Photo: Facebook/Ivanna Cázares
News and Entertainment

Mexico Crowns Miss Trans Beauty and This is the Kind of Visibility We Need

On Monday, 21 transgender beauty queens from various Mexican states participated in a three-part beauty competition held in Mexico City, to increase transgender visibility in a country known for its violence against the trans community.

Ivanna Cázares, from the state of Colima, took home the crown as Miss Trans Beauty Mexico 2019 with second place going to Miss Baja California and Miss Mexico City placing in third. In its second year, the annual pageant was created in an effort to promote acceptance of trans people in Mexico. According to local LGBTQ+ rights group Letra S, Mexico is one of the world’s most dangerous countries for the trans community with 261 trans women killed from 2013 to 2018, Mexico News Daily reports.

Miss Colima, 27, wore an indigenous-themed costume with leopard print and feathers, while Miss Baja California’s costume featured grapes, a nod to her state’s wine vineyards. The first Miss Trans Beauty, Brenda Contreras was also in attendance.

The violence against the LGBTQ+ community has increased in the country since gay marriage became legal in Mexico City in 2010 (however, not all states in Mexico have legalized gay marriage). According to a report from the Cornell Law School LGBT Clinic and the Transgender Law Center released in May 2016, there are “no federal laws that explicitly protect transgender individuals from discrimination on the basis of their gender identity.”


Even in Juchitán de Zaragoza — a rural town in Oaxaca — where trans people, known as “muxe” are praised, their lifestyle is still not widely accepted nor formally recognized. “This new generation has muxes who are doctors, engineers, and lawyers – people who are fulfilled and successful, and who can dress and wear women’s clothing. In today’s world you can do it all — be dressed, wear heels and still have a career,” Amerika Pineda tells Narratively.
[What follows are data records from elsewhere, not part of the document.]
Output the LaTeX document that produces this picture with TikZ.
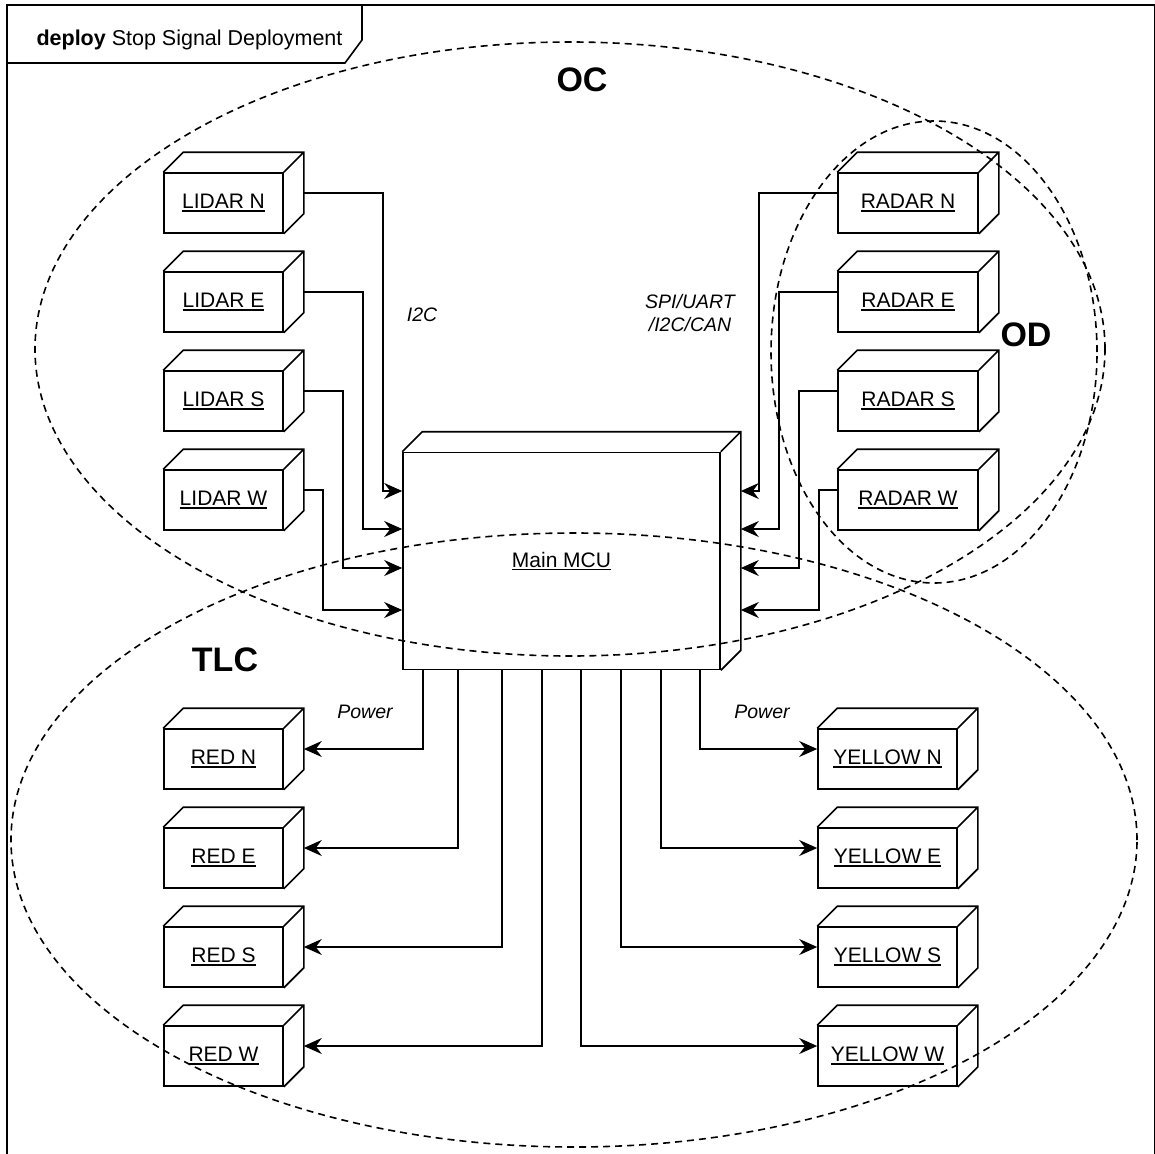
\documentclass[tikz,border=0pt]{standalone}
\usepackage{fontspec}
\setmainfont{Liberation Sans}
\usepackage{tikz}
\usetikzlibrary{arrows.meta, positioning}

\newcommand{\ulab}[1]{\setbox0\hbox{#1}\rlap{\rule[-3pt]{\wd0}{1.4pt}}\box0}
\newcommand{\depthbox}[1]{\draw[line width=1.6pt] (#1.north west) -- ++(20pt,20pt) -| ([shift={(20pt,20pt)}]#1.south east) -- (#1.south east) (#1.north east) -- ++(20pt,20pt);}

\begin{document}
\begin{tikzpicture}[x=1pt, y=-1pt, node distance=99pt]
    \tikzstyle{cube} = [rectangle, draw, line width=1.6pt, fill=white, minimum height=60pt, inner sep=0pt, font=\fontsize{21}{25}\selectfont]
    \tikzstyle{wire} = [draw, line width=1.6pt, -{Stealth[length=18pt, width=16pt, inset=6pt]}]
    \tikzstyle{zone} = [draw, line width=1.6pt, dash pattern=on 7pt off 5pt]
    \tikzstyle{tag} = [font=\fontsize{19.5}{23}\selectfont\itshape, align=center]
    \tikzstyle{zonelabel} = [font=\fontsize{34}{40}\selectfont\bfseries]

    \useasboundingbox (0,0) rectangle (1155,1153);
    \draw[line width=1.6pt] (7,5) rectangle (1155,1170);
    \draw[line width=1.6pt] (7,63) -- (345,63) -- (362,40) -- (362,5);
    \node[anchor=base west, font=\fontsize{21.5}{26}\selectfont] (title) at (33,46) {\textbf{deploy} Stop Signal Deployment};

    \node[cube, minimum width=317pt, minimum height=217pt] (mcu) at (561.5,561) {\ulab{Main MCU}};
    \coordinate (mcuR) at ([xshift=20pt]mcu.east);

    \node[cube, minimum width=119pt] (lidarN) at (223.5,203) {\ulab{LIDAR N}};
    \node[cube, minimum width=119pt, below of=lidarN] (lidarE) {\ulab{LIDAR E}};
    \node[cube, minimum width=119pt, below of=lidarE] (lidarS) {\ulab{LIDAR S}};
    \node[cube, minimum width=119pt, below of=lidarS] (lidarW) {\ulab{LIDAR W}};

    \node[cube, minimum width=140pt] (radarN) at (908,203) {\ulab{RADAR N}};
    \node[cube, minimum width=140pt, below of=radarN] (radarE) {\ulab{RADAR E}};
    \node[cube, minimum width=140pt, below of=radarE] (radarS) {\ulab{RADAR S}};
    \node[cube, minimum width=140pt, below of=radarS] (radarW) {\ulab{RADAR W}};

    \node[cube, minimum width=119pt] (redN) at (223.5,759) {\ulab{RED N}};
    \node[cube, minimum width=119pt, below of=redN] (redE) {\ulab{RED E}};
    \node[cube, minimum width=119pt, below of=redE] (redS) {\ulab{RED S}};
    \node[cube, minimum width=119pt, below of=redS] (redW) {\ulab{RED W}};

    \node[cube, minimum width=139pt] (yellowN) at (887.5,759) {\ulab{YELLOW N}};
    \node[cube, minimum width=139pt, below of=yellowN] (yellowE) {\ulab{YELLOW E}};
    \node[cube, minimum width=139pt, below of=yellowE] (yellowS) {\ulab{YELLOW S}};
    \node[cube, minimum width=139pt, below of=yellowS] (yellowW) {\ulab{YELLOW W}};

    \foreach \n in {mcu, lidarN, lidarE, lidarS, lidarW, radarN, radarE, radarS, radarW, redN, redE, redS, redW, yellowN, yellowE, yellowS, yellowW}
        \depthbox{\n};

    % sensors into the MCU
    \foreach \d/\vx/\my in {N/383/491, E/363/529, S/343/568, W/323/610}
        \path[wire] ([shift={(20pt,10pt)}]lidar\d.east) -| (\vx,\my) -- (mcu.west |- 0,\my);
    \foreach \d/\vx/\my in {N/759/491, E/779/529, S/799/568, W/819/610}
        \path[wire] ([yshift=10pt]radar\d.west) -| (\vx,\my) -- (mcuR |- 0,\my);

    % power out to the lights
    \foreach \d/\vx in {N/423, E/458, S/502, W/542}
        \path[wire] (mcu.south -| \vx,0) |- ([shift={(20pt,10pt)}]red\d.east);
    \foreach \d/\vx in {N/700, E/661, S/621, W/581}
        \path[wire] (mcu.south -| \vx,0) |- ([yshift=10pt]yellow\d.west);

    \node[tag] (i2c) at (422,315) {I2C};
    \node[tag] (bus) at (690,313) {SPI/UART\\/I2C/CAN};
    \node[tag] (pwrL) at (365,712) {Power};
    \node[tag] (pwrR) at (762,712) {Power};

    \node[zonelabel] (ocLabel) at (582,80) {OC};
    \node[zonelabel] (odLabel) at (1026,335) {OD};
    \node[zonelabel] (tlcLabel) at (225,660) {TLC};

    \draw[zone] (570,349) ellipse [x radius=535pt, y radius=307pt];
    \draw[zone] (934,352) ellipse [x radius=163pt, y radius=231pt];
    \draw[zone] (574,840) ellipse [x radius=563pt, y radius=307pt];
\end{tikzpicture}
\end{document}
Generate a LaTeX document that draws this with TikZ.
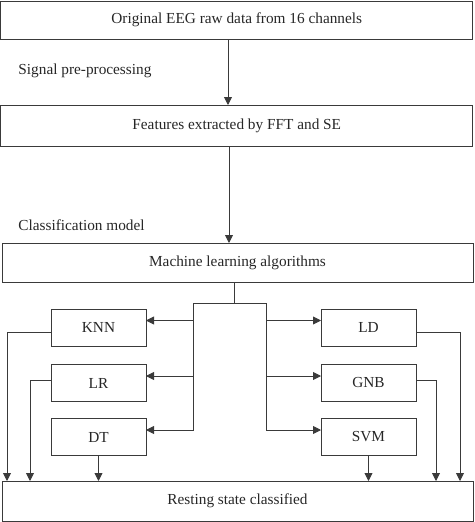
\documentclass[tikz,border=0pt]{standalone}
\usepackage{fontspec}
\setmainfont{Liberation Serif}
\usepackage{tikz}
\usetikzlibrary{positioning}
\usetikzlibrary{arrows.meta}
\definecolor{ln}{HTML}{3A3A3A}
\tikzset{box/.style={rectangle,draw=ln,align=center,inner sep=0pt,outer sep=0pt,minimum width=95pt,minimum height=37pt}}
\tikzset{wide/.style={box,minimum width=472pt,minimum height=39pt}}
\tikzset{arr/.style={-{Triangle[length=8pt,width=8pt]}}}

\begin{document}
\begin{tikzpicture}[x=1pt,y=-1pt,line width=0.9pt,font=\fontsize{15.3}{18}\selectfont,text=black!85]
	\useasboundingbox (0,0) rectangle (474,522);

	% main chain
	\node[wide,minimum height=38pt] (raw) at (236.75,20) {Original EEG raw data from 16 channels};
	\node[wide,minimum height=41pt] (feat) at (236.75,125.5) {Features extracted by FFT and SE};
	\node[wide,minimum width=471pt] (ml) at (237.5,262.5) {Machine learning algorithms};
	\node[wide,minimum width=471pt,minimum height=40pt] (rest) at (237.5,501) {Resting state classified};

	\node[anchor=west,inner sep=0pt] (pre) at (18,71) {Signal pre-processing};
	\node[anchor=west,inner sep=0pt] (cls) at (18,225) {Classification model};

	% classifiers
	\foreach \name/\txt/\x/\y in {knn/KNN/98.5/327.5, lr/LR/98.5/383, dt/DT/98.5/437,
	                             ld/LD/368.5/327.5, gnb/GNB/368.5/383, svm/SVM/368.5/437}{
		\node[box] (\name) at (\x,\y) {\txt};
	}

	\coordinate (a1) at (228,0);
	\coordinate (a2) at (229,0);
	\coordinate (fm) at (234,303);
	\coordinate (fl) at (193,303);
	\coordinate (fr) at (266,303);
	\coordinate (c1) at (7,0);
	\coordinate (c2) at (30,0);
	\coordinate (c5) at (436,0);
	\coordinate (c6) at (460,0);

	\begin{scope}[draw=ln]
	\draw[arr] (raw.south -| a1) -- (feat.north -| a1);
	\draw[arr] (feat.south -| a2) -- (ml.north -| a2);

	\draw (ml.south -| fm) -- (fm);
	\draw (fl) -- (fr);
	\foreach \name in {knn,lr,dt}
		\draw[arr] (fl) |- ([yshift=7pt]\name.east);
	\foreach \name in {ld,gnb,svm}
		\draw[arr] (fr) |- ([yshift=7pt]\name.west);

	\draw[arr] ([yshift=-4.5pt]knn.west) -| (rest.north -| c1);
	\draw[arr] ([yshift=3pt]lr.west) -| (rest.north -| c2);
	\draw[arr] (dt.south) -- (dt.south |- rest.north);
	\draw[arr] (svm.south) -- (svm.south |- rest.north);
	\draw[arr] ([yshift=3pt]gnb.east) -| (rest.north -| c5);
	\draw[arr] ([yshift=-4.5pt]ld.east) -| (rest.north -| c6);
	\end{scope}
\end{tikzpicture}
\end{document}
The Cornell Law School report also states that in 2002, the city of Tecate prohibited “men dressed as women in public spaces” which was marked as “infractions against morality.” As a result, there was a dramatic increase in police harassment towards local trans women.
“Transgender women in Mexico face brutal violence not only from private citizens but also from state officials. Police officers and the military subject transgender women to arrest, extortion, and physical abuse. Many transgender women have been victims of police violence or know someone who has been a victim,” the report cites. The newly crowned Miss Trans Beauty, Ivanna Cázares, believes acceptance was the most difficult part of her transition though she’s always been supported by her family. “We want to bring a message to society of respect for the trans girls of Mexico,” Cázares told The Associated Press.